GIVEN REQUEST: Write the listing below out again exactly, dropping the images.

ENTRIES PROVIDED:

-*-

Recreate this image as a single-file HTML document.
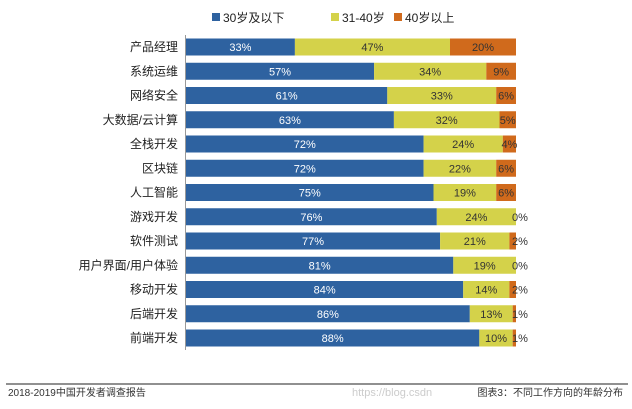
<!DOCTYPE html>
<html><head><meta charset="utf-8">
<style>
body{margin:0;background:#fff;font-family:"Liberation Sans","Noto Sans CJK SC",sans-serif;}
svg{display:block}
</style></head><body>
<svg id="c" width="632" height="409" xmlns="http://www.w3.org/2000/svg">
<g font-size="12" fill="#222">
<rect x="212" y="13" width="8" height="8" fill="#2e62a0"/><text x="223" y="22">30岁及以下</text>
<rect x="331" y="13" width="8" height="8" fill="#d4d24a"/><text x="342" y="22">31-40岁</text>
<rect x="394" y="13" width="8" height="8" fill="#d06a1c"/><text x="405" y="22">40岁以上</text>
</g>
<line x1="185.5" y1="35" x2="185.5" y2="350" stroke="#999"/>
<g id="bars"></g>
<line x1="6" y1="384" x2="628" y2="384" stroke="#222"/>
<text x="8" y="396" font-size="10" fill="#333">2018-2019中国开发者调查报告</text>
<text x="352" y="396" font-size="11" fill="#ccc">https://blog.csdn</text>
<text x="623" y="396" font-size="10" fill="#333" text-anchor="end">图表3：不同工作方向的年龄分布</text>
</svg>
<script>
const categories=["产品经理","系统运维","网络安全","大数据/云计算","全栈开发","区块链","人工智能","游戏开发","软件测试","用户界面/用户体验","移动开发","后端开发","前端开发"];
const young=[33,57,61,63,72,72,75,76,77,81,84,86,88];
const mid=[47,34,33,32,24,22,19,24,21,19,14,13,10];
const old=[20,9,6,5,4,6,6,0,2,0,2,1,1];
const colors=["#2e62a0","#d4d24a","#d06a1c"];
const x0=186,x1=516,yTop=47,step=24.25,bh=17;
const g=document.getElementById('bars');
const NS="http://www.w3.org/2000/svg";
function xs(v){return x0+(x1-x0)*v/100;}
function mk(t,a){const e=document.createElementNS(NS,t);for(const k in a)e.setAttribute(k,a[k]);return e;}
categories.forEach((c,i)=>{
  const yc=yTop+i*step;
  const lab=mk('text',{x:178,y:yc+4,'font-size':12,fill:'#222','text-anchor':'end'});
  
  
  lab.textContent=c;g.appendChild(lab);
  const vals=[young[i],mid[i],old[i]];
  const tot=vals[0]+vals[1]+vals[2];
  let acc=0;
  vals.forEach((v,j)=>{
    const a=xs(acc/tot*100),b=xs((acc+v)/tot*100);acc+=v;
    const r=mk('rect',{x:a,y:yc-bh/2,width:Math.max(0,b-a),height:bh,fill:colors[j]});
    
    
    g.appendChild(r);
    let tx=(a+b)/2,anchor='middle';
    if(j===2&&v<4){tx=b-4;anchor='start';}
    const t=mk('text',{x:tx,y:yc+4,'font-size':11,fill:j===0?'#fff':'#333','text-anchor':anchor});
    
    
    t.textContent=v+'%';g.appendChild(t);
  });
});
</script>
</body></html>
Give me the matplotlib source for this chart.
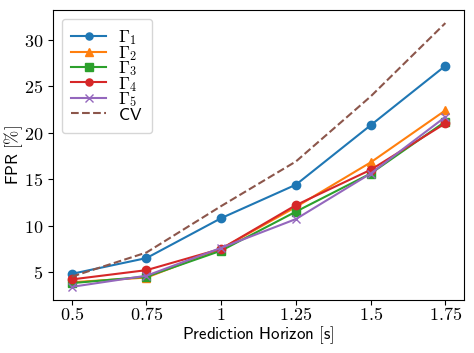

-*-

SOLUTION BELOW:
Recreate this image as a single-file HTML document.
<!DOCTYPE html>
<html><head><meta charset="utf-8">
<style>
body{margin:0;background:#fff;font-family:"Liberation Sans","Noto Sans CJK SC",sans-serif;}
svg{display:block}
</style></head><body>
<svg id="c" width="632" height="409" xmlns="http://www.w3.org/2000/svg">
<g font-size="12" fill="#222">
<rect x="212" y="13" width="8" height="8" fill="#2e62a0"/><text x="223" y="22">30岁及以下</text>
<rect x="331" y="13" width="8" height="8" fill="#d4d24a"/><text x="342" y="22">31-40岁</text>
<rect x="394" y="13" width="8" height="8" fill="#d06a1c"/><text x="405" y="22">40岁以上</text>
</g>
<line x1="185.5" y1="35" x2="185.5" y2="350" stroke="#999"/>
<g id="bars"></g>
<line x1="6" y1="384" x2="628" y2="384" stroke="#222"/>
<text x="8" y="396" font-size="10" fill="#333">2018-2019中国开发者调查报告</text>
<text x="352" y="396" font-size="11" fill="#ccc">https://blog.csdn</text>
<text x="623" y="396" font-size="10" fill="#333" text-anchor="end">图表3：不同工作方向的年龄分布</text>
</svg>
<script>
const categories=["产品经理","系统运维","网络安全","大数据/云计算","全栈开发","区块链","人工智能","游戏开发","软件测试","用户界面/用户体验","移动开发","后端开发","前端开发"];
const young=[33,57,61,63,72,72,75,76,77,81,84,86,88];
const mid=[47,34,33,32,24,22,19,24,21,19,14,13,10];
const old=[20,9,6,5,4,6,6,0,2,0,2,1,1];
const colors=["#2e62a0","#d4d24a","#d06a1c"];
const x0=186,x1=516,yTop=47,step=24.25,bh=17;
const g=document.getElementById('bars');
const NS="http://www.w3.org/2000/svg";
function xs(v){return x0+(x1-x0)*v/100;}
function mk(t,a){const e=document.createElementNS(NS,t);for(const k in a)e.setAttribute(k,a[k]);return e;}
categories.forEach((c,i)=>{
  const yc=yTop+i*step;
  const lab=mk('text',{x:178,y:yc+4,'font-size':12,fill:'#222','text-anchor':'end'});
  
  
  lab.textContent=c;g.appendChild(lab);
  const vals=[young[i],mid[i],old[i]];
  const tot=vals[0]+vals[1]+vals[2];
  let acc=0;
  vals.forEach((v,j)=>{
    const a=xs(acc/tot*100),b=xs((acc+v)/tot*100);acc+=v;
    const r=mk('rect',{x:a,y:yc-bh/2,width:Math.max(0,b-a),height:bh,fill:colors[j]});
    
    
    g.appendChild(r);
    let tx=(a+b)/2,anchor='middle';
    if(j===2&&v<4){tx=b-4;anchor='start';}
    const t=mk('text',{x:tx,y:yc+4,'font-size':11,fill:j===0?'#fff':'#333','text-anchor':anchor});
    
    
    t.textContent=v+'%';g.appendChild(t);
  });
});
</script>
</body></html>
Give me the matplotlib source for this chart.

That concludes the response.